Why it matters: Phelan, a Republican from Beaumont, staved off a challenger backed by Attorney General Ken Paxton, eager for revenge after his impeachment in the Texas House last year, and Lt. Gov. Dan Patrick, who has a running personal spat with the more moderate speaker.
- Former President Trump had also endorsed Phelan's opponent, David Covey.
- Meanwhile, Abbott continued his streak of victories against House Republicans who crossed him on his school voucher effort last year. Five anti-voucher Republicans lost to Abbott-backed GOP challengers in the March 5 primary.
By the numbers: At a March policy conference in Austin, Abbott had said he needed at least two more votes in favor of school vouchers — public money for private school tuition — to guarantee its passage.
- Abbott had stayed out of the Phelan race but spent $2.3 million since the primary supporting pro-voucher candidates in runoffs.
- Three anti-voucher Republican incumbents were ousted Tuesday night: Reps. DeWayne Burns of Cleburne, Justin Holland of Rockwall and John Kuempel of Seguin.
- Only anti-voucher Republican incumbent Gary VanDeaver of New Boston prevailed over his Abbott-backed challenger Tuesday night.
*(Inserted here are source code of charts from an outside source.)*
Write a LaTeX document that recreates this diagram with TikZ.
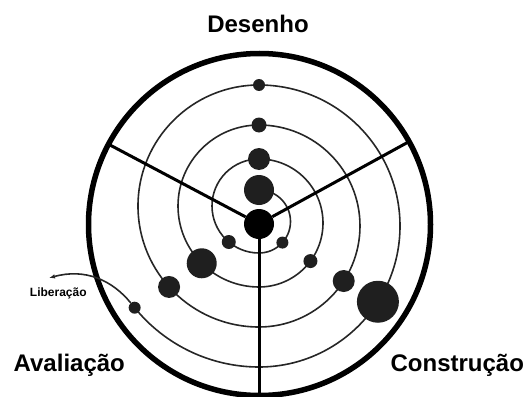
\documentclass[tikz,border=0pt]{standalone}
\usepackage{fontspec}
\setmainfont{Liberation Sans}
\usetikzlibrary{arrows.meta}

\begin{document}
\begin{tikzpicture}[x=1pt,y=1pt,>=Latex,
  ball/.style={circle,fill=black!88,inner sep=0pt,minimum size=#1},
  spoke/.style={line width=3pt},
  trail/.style={line width=1.6pt,draw=black!85},
  phase/.style={font=\bfseries\fontsize{24}{28}\selectfont,anchor=base,inner sep=0pt}]
\useasboundingbox (0,0) rectangle (527,-396);
% outer ring
\draw[line width=5.5pt] (259.5,-224.5) circle[radius=171];
% spiral, half turns alternating right/left
\draw[trail] (259,-190) arc[start angle=90,end angle=-90,radius=31.5]
  arc[start angle=270,end angle=90,radius=47]
  arc[start angle=90,end angle=-90,radius=64]
  arc[start angle=270,end angle=90,radius=81]
  arc[start angle=90,end angle=-90,radius=101]
  arc[start angle=270,end angle=90,radius=121]
  arc[start angle=90,end angle=-90,radius=141]
  arc[start angle=270,end angle=219,radius=160];
% points on the spiral
\node[ball=30pt,fill=black] (hub) at (259,-224) {};
\node[ball=30pt] (d2) at (259,-190) {};
\node[ball=22pt] (d3) at (259,-159) {};
\node[ball=15pt] (d4) at (259,-125) {};
\node[ball=12pt] (d5) at (259,-85) {};
\node[ball=12pt] (d6) at ([shift={(-42:31.5)}]259,-221.5) {};
\node[ball=14pt] (d7) at ([shift={(230:47)}]259,-206) {};
\node[ball=14pt] (d8) at ([shift={(-36.5:64)}]259,-223) {};
\node[ball=30pt] (d9) at ([shift={(225:81)}]259,-206) {};
\node[ball=22pt] (d10) at ([shift={(-33:101)}]259,-226) {};
\node[ball=22pt] (d11) at ([shift={(222:121)}]259,-206) {};
\node[ball=42pt] (d12) at ([shift={(-32.5:141)}]259,-226) {};
\node[ball=12pt] (d13) at ([shift={(219:160)}]259,-207) {};
% sector borders
\coordinate (rimL) at ([shift={(152:171)}]259.5,-224.5);
\coordinate (rimR) at ([shift={(29:171)}]259.5,-224.5);
\coordinate (rimB) at (259,-396);
\draw[spoke] (hub) -- (rimL);
\draw[spoke] (hub) -- (rimR);
\draw[spoke] (hub) -- (rimB);
% release
\coordinate (out) at (49,-278);
\draw[trail,-{Latex[length=6pt,width=4.5pt]}] (d13) .. controls (112,-280) and (85,-268) .. (out);
\node[font=\bfseries\fontsize{12}{14}\selectfont,anchor=base,inner sep=0pt] (release) at (58.3,-296) {Liberação};
% phases
\node[phase] (design) at (258,-32.7) {Desenho};
\node[phase] (evaluation) at (69.3,-371.7) {Avaliação};
\node[phase] (build) at (457.3,-371.7) {Construção};
\end{tikzpicture}
\end{document}
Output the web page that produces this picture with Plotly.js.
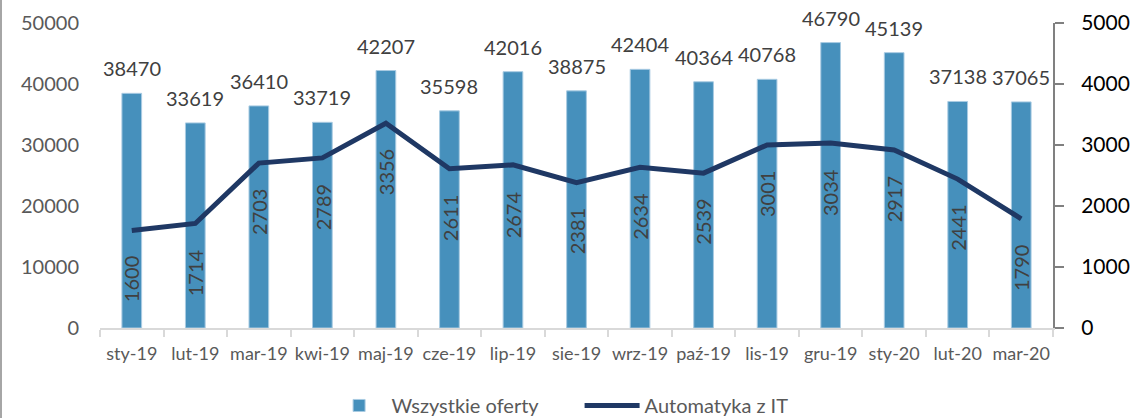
<!DOCTYPE html>
<html>
<head>
<meta charset="utf-8">
<script src="https://cdn.plot.ly/plotly-3.0.1.min.js"></script>
<style>
  html, body { margin: 0; padding: 0; background: #fff; }
  #chart { width: 1134px; height: 418px; }
  #frame { position: absolute; left: 0; top: 0; width: 2px; height: 418px; background: #a6a6a6; }
</style>
</head>
<body>
<div id="chart"></div>
<div id="frame"></div>
<script>
const categories = ["sty-19","lut-19","mar-19","kwi-19","maj-19","cze-19","lip-19","sie-19","wrz-19","paź-19","lis-19","gru-19","sty-20","lut-20","mar-20"];
const allOffers = [38470,33619,36410,33719,42207,35598,42016,38875,42404,40364,40768,46790,45139,37138,37065];
const automationIT = [1600,1714,2703,2789,3356,2611,2674,2381,2634,2539,3001,3034,2917,2441,1790];
const seriesNames = ["Wszystkie oferty", "Automatyka z IT"];

const FONT = "Lato, 'Open Sans', sans-serif";

const barTrace = {
  type: "bar",
  name: seriesNames[0],
  x: categories,
  y: allOffers,
  width: 0.31,
  marker: { color: "#4690bc", line: { color: "#a9cbe2", width: 1 } },
  hoverinfo: "x+y"
};

const lineTrace = {
  type: "scatter",
  mode: "lines",
  name: seriesNames[1],
  x: categories,
  y: automationIT,
  yaxis: "y2",
  line: { color: "#1f3864", width: 5 },
  hoverinfo: "x+y"
};

const annotations = [];
categories.forEach((c, i) => {
  annotations.push({
    x: c, y: allOffers[i], xref: "x", yref: "y",
    text: String(allOffers[i]), showarrow: false,
    yanchor: "bottom", yshift: 11,
    font: { family: FONT, size: 20, color: "#404040" }
  });
  annotations.push({
    x: c, y: automationIT[i], xref: "x", yref: "y2",
    text: String(automationIT[i]), showarrow: false,
    textangle: -90, yanchor: "top", yshift: -24,
    font: { family: FONT, size: 20, color: "#404040" }
  });
});

const layout = {
  width: 1134,
  height: 418,
  margin: { l: 100, r: 81, t: 23, b: 90 },
  paper_bgcolor: "#fff",
  plot_bgcolor: "#fff",
  font: { family: FONT, size: 20, color: "#595959" },
  showlegend: true,
  legend: {
    orientation: "h",
    xref: "container", yref: "container",
    x: 0.288, xanchor: "left",
    y: 0.03, yanchor: "middle",
    font: { family: FONT, size: 20, color: "#595959" },
    itemwidth: 55,
    entrywidth: 183,
    traceorder: "normal"
  },
  xaxis: {
    type: "category",
    showline: true, linecolor: "#d9d9d9", linewidth: 1.5,
    ticks: "outside", tickson: "boundaries", ticklen: 7, tickcolor: "#d9d9d9", tickwidth: 1.5,
    tickangle: 0,
    tickfont: { family: FONT, size: 18, color: "#595959" },
    ticklabelstandoff: 9,
    showgrid: false, zeroline: false, fixedrange: true
  },
  yaxis: {
    range: [0, 50000], dtick: 10000, tick0: 0, tickformat: "d",
    showline: false, showgrid: false, zeroline: false,
    ticks: "", tickfont: { family: FONT, size: 20, color: "#595959" },
    ticklabelstandoff: 20, fixedrange: true
  },
  yaxis2: {
    overlaying: "y", side: "right",
    range: [0, 5000], dtick: 1000, tick0: 0, tickformat: "d",
    showline: true, linecolor: "#808080", linewidth: 2,
    ticks: "outside", ticklen: 9, tickcolor: "#808080", tickwidth: 2,
    tickfont: { family: FONT, size: 21, color: "#000000" },
    ticklabelstandoff: 13,
    showgrid: false, zeroline: false, fixedrange: true
  },
  annotations: annotations,
  bargap: 0.69
};

Plotly.newPlot("chart", [barTrace, lineTrace], layout, { displayModeBar: false });
</script>
</body>
</html>
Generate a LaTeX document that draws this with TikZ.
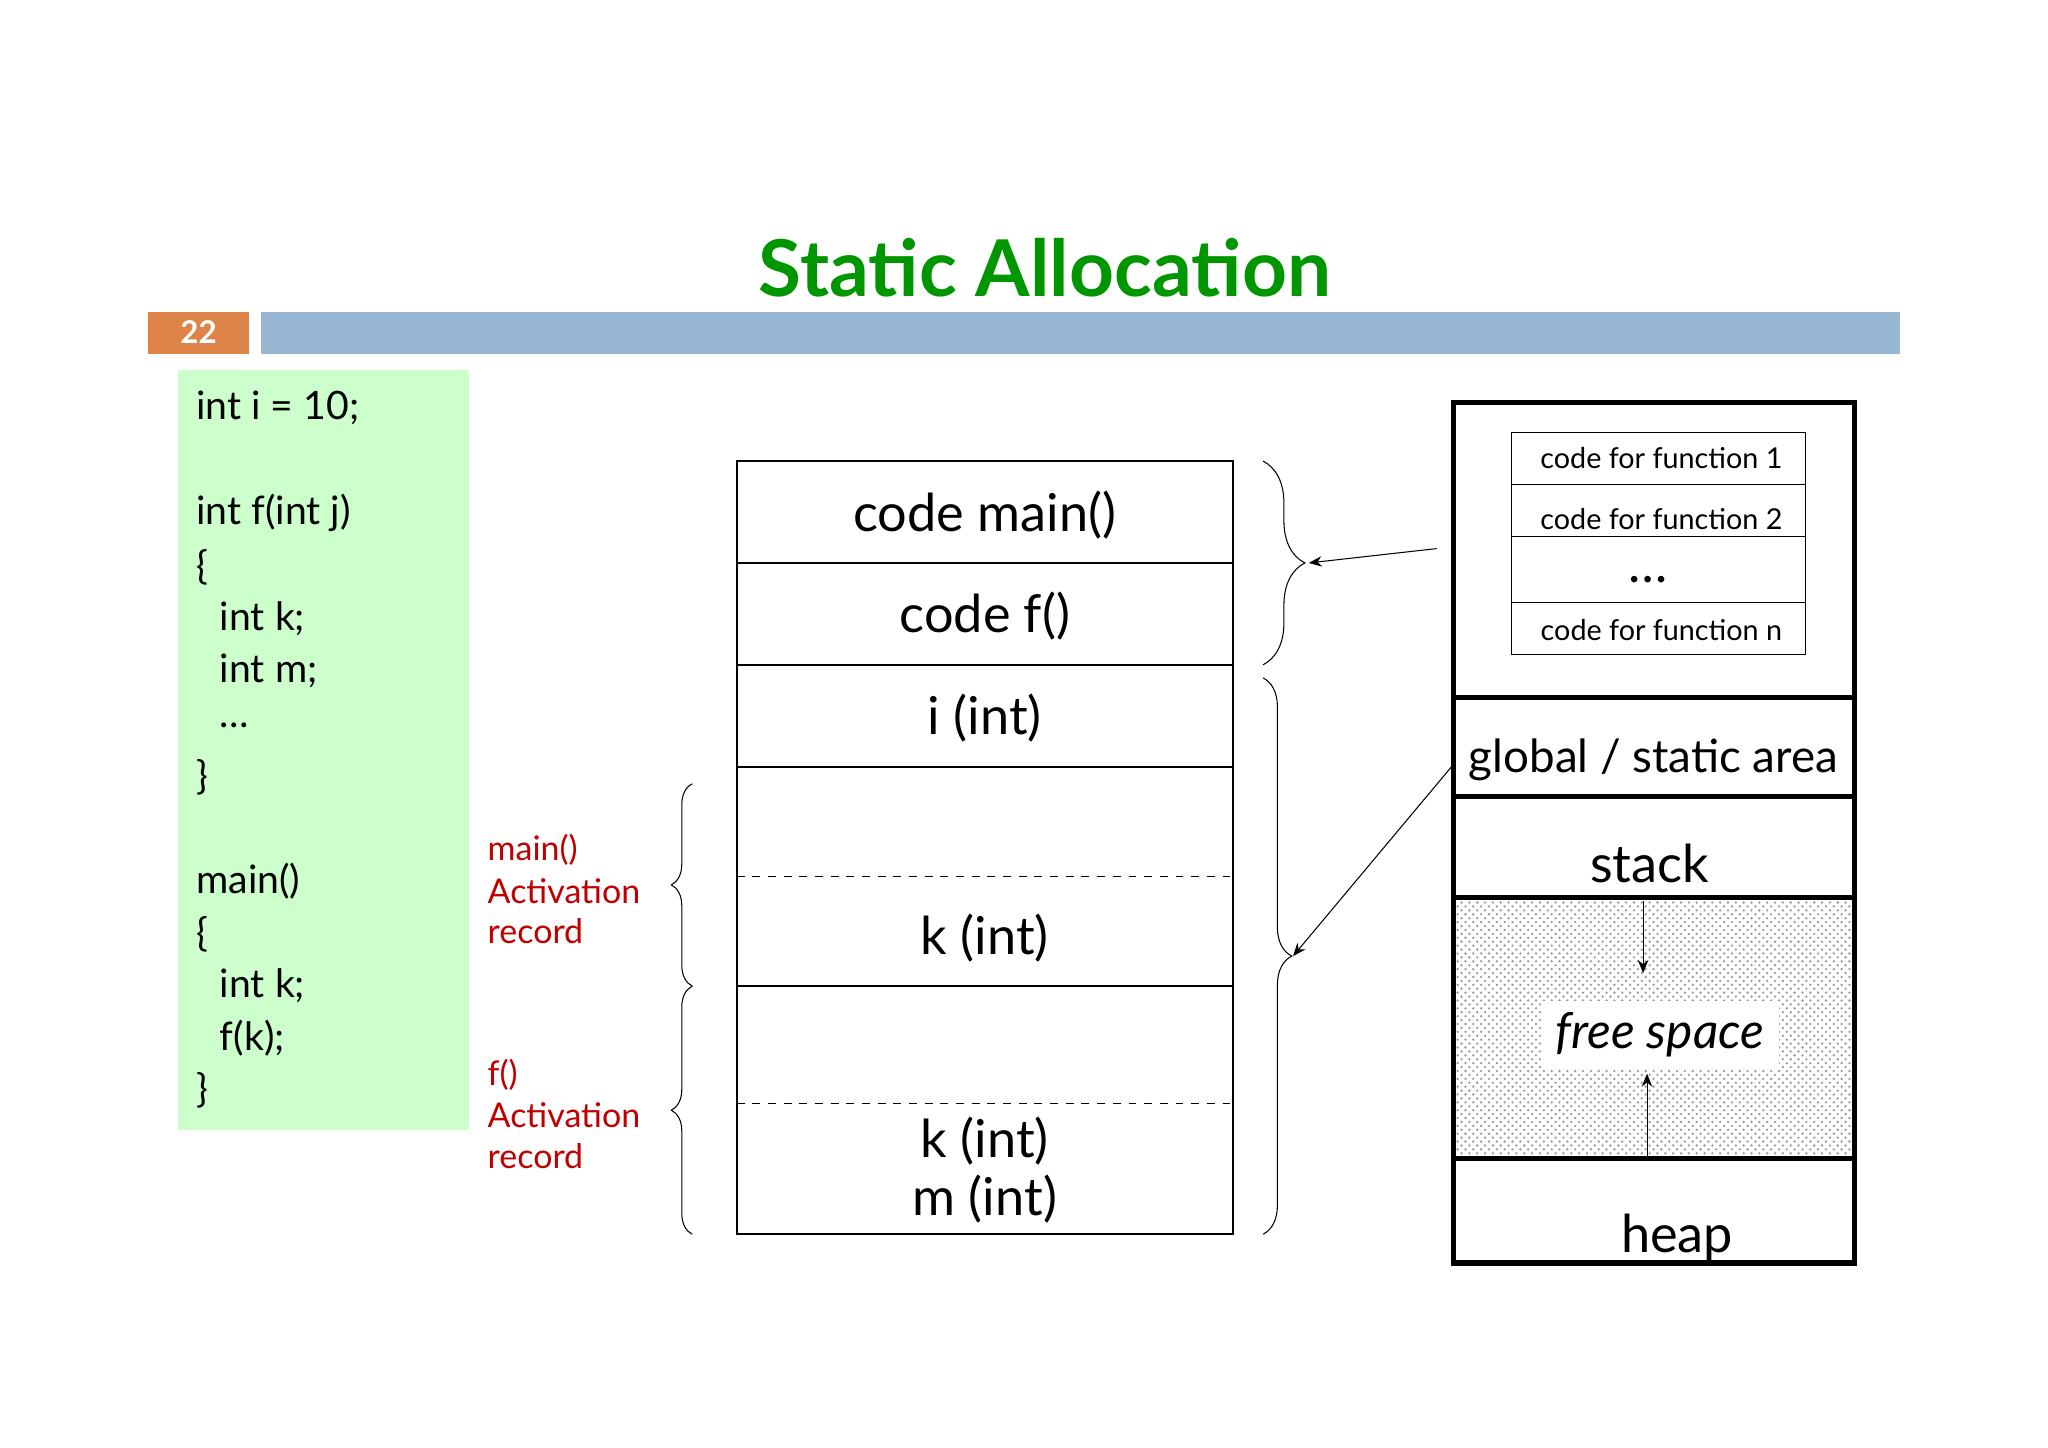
\documentclass[tikz,border=0pt]{standalone}
\usepackage{fontspec}
\setmainfont{Lato}
\usetikzlibrary{decorations.pathreplacing,patterns,arrows.meta}
\definecolor{tgreen}{RGB}{0,150,0}
\definecolor{bar}{RGB}{150,182,210}
\definecolor{org}{RGB}{222,132,72}
\definecolor{codebg}{RGB}{204,255,204}
\definecolor{dred}{RGB}{192,0,0}
\begin{document}
\begin{tikzpicture}[x=0.5pt,y=-0.5pt,
 code/.style={anchor=west,inner sep=0,font=\fontsize{15}{17}\selectfont},
 big/.style={font=\fontsize{20}{22}\selectfont,inner sep=0},
 small/.style={font=\fontsize{11}{13}\selectfont,inner sep=0},
 red/.style={anchor=west,inner sep=0,text=dred,font=\fontsize{13}{15}\selectfont},
 br/.style={decorate,decoration={brace,amplitude=#1}},
 ar/.style={-{Stealth[length=5pt,width=4pt]}}]
\useasboundingbox (0,0) rectangle (1568,1108);
\node[text=tgreen,font=\fontsize{30}{32}\selectfont\bfseries] (title) at (800,205) {Static Allocation};
\fill[org] (113,239) rectangle (191,271);
\node[text=white,font=\fontsize{12}{14}\selectfont\bfseries] (num) at (152,254) {22};
\fill[bar] (200,239) rectangle (1455,271);
\fill[codebg] (136,283) rectangle (359,865);
\node[code] (c1) at (150,312) {int i = 10;};
\node[code] (c2) at (150,393) {int f(int j)};
\node[code] (c3) at (150,434) {\{};
\node[code] (c4) at (168,474) {int k;};
\node[code] (c5) at (168,514) {int m;};
\node[code] (c6) at (168,555) {\dots};
\node[code] (c7) at (150,595) {\}};
\node[code] (c8) at (150,675) {main()};
\node[code] (c9) at (150,715) {\{};
\node[code] (c10) at (168,755) {int k;};
\node[code] (c11) at (168,795) {f(k);};
\node[code] (c12) at (150,835) {\}};
% middle column
\draw[thick] (564,353) rectangle (944,945);
\foreach \y in {431,509,587,755} \draw[thick] (564,\y) -- (944,\y);
\draw[dashed] (564,671) -- (944,671);
\draw[dashed] (564,845) -- (944,845);
\node[big] (m1) at (754,394) {code main()};
\node[big] (m2) at (754,472) {code f()};
\node[big] (m3) at (754,550) {i (int)};
\node[big] (m4) at (754,718) {k (int)};
\node[big,align=center] (m5) at (754,896) {k (int)\\m (int)};
% braces
\draw[br=16pt] (967,353) -- (967,509);
\draw[br=11pt] (967,519) -- (967,945);
\coordinate (b1t) at (1002,431);
\coordinate (b2t) at (990,732);
\draw[br=8pt] (530,755) -- (530,600);
\draw[br=8pt] (530,945) -- (530,755);
\node[red] (r1) at (373,651) {main()};
\node[red] (r2) at (373,682) {Activation};
\node[red] (r3) at (373,713) {record};
\node[red] (r4) at (373,823) {f()};
\node[red] (r5) at (373,854) {Activation};
\node[red] (r6) at (373,885) {record};
% right
\fill[pattern=crosshatch dots,pattern color=gray!80] (1113,687) rectangle (1420,887);
\draw[line width=2pt] (1113,308) rectangle (1420,967);
\foreach \y in {534,610,687,887} \draw[line width=2pt] (1113,\y) -- (1420,\y);
\draw (1157,331) rectangle (1382,501);
\foreach \y in {371,411,461} \draw (1157,\y) -- (1382,\y);
\node[small] (f1) at (1272,351) {code for function 1};
\node[small] (f2) at (1272,397) {code for function 2};
\node[big] (f3) at (1262,444) {\dots};
\node[small] (f4) at (1272,482) {code for function n};
\node[font=\fontsize{17.5}{20}\selectfont,inner sep=0] (g) at (1266,582) {global / static area};
\node[big] (st) at (1263,661) {stack};
\node[big] (hp) at (1284,948) {heap};
\coordinate (a1) at (1258,690); \coordinate (a1e) at (1258,745);
\coordinate (a2) at (1261,887); \coordinate (a2e) at (1261,822);
\draw[ar] (a1) -- (a1e);
\draw[ar] (a2) -- (a2e);
\node[fill=white,minimum width=91pt,minimum height=26pt,inner sep=0,font=\fontsize{19}{22}\selectfont\itshape] (fs) at (1271,792) {free space};
\coordinate (s1) at (1100,420);
\coordinate (s2) at (1113,585);
\draw[ar] (s1) -- (b1t);
\draw[ar] (s2) -- (b2t);
\end{tikzpicture}
\end{document}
- Three other Republican House incumbents, Lynn Stucky of Denton, Stephanie Klick of Fort Worth and Frederick Frazier of McKinney, also lost, to challengers endorsed by Paxton.
The big picture: Phelan is now poised to retain his speakership, but Abbott likely now can rally Republicans to push his signature issue, which already has buy-in from the state Senate.
Follow the money: Through May 20, Phelan's campaign reported spending $3.8 million on the runoff, more than twice Covey's $1.6 million.
- Abbott spent more than $8 million of his campaign money on the primaries and two pro-voucher groups spent roughly $6 million in the runoff, per the Texas Tribune.
What they're saying: Phelan, cigar in hand at a victory party Tuesday night, said his district "is not for sale," after winning by 366 votes in the most expensive race in Texas House history.
- Abbott's campaign congratulated Phelan and the governor declared that the Legislature "now has enough votes to pass school choice."
What's next: Paxton threatened Tuesday night that lawmakers supporting Phelan for speaker when the Legislature reconvenes next year will be the next political targets.
- He said Phelan had "blatantly stolen" the election because Democrats had supported him.
- Texas has open primaries, which means regardless of which party voters typically favor, they can choose which party's nominees they'd like to select in a primary election.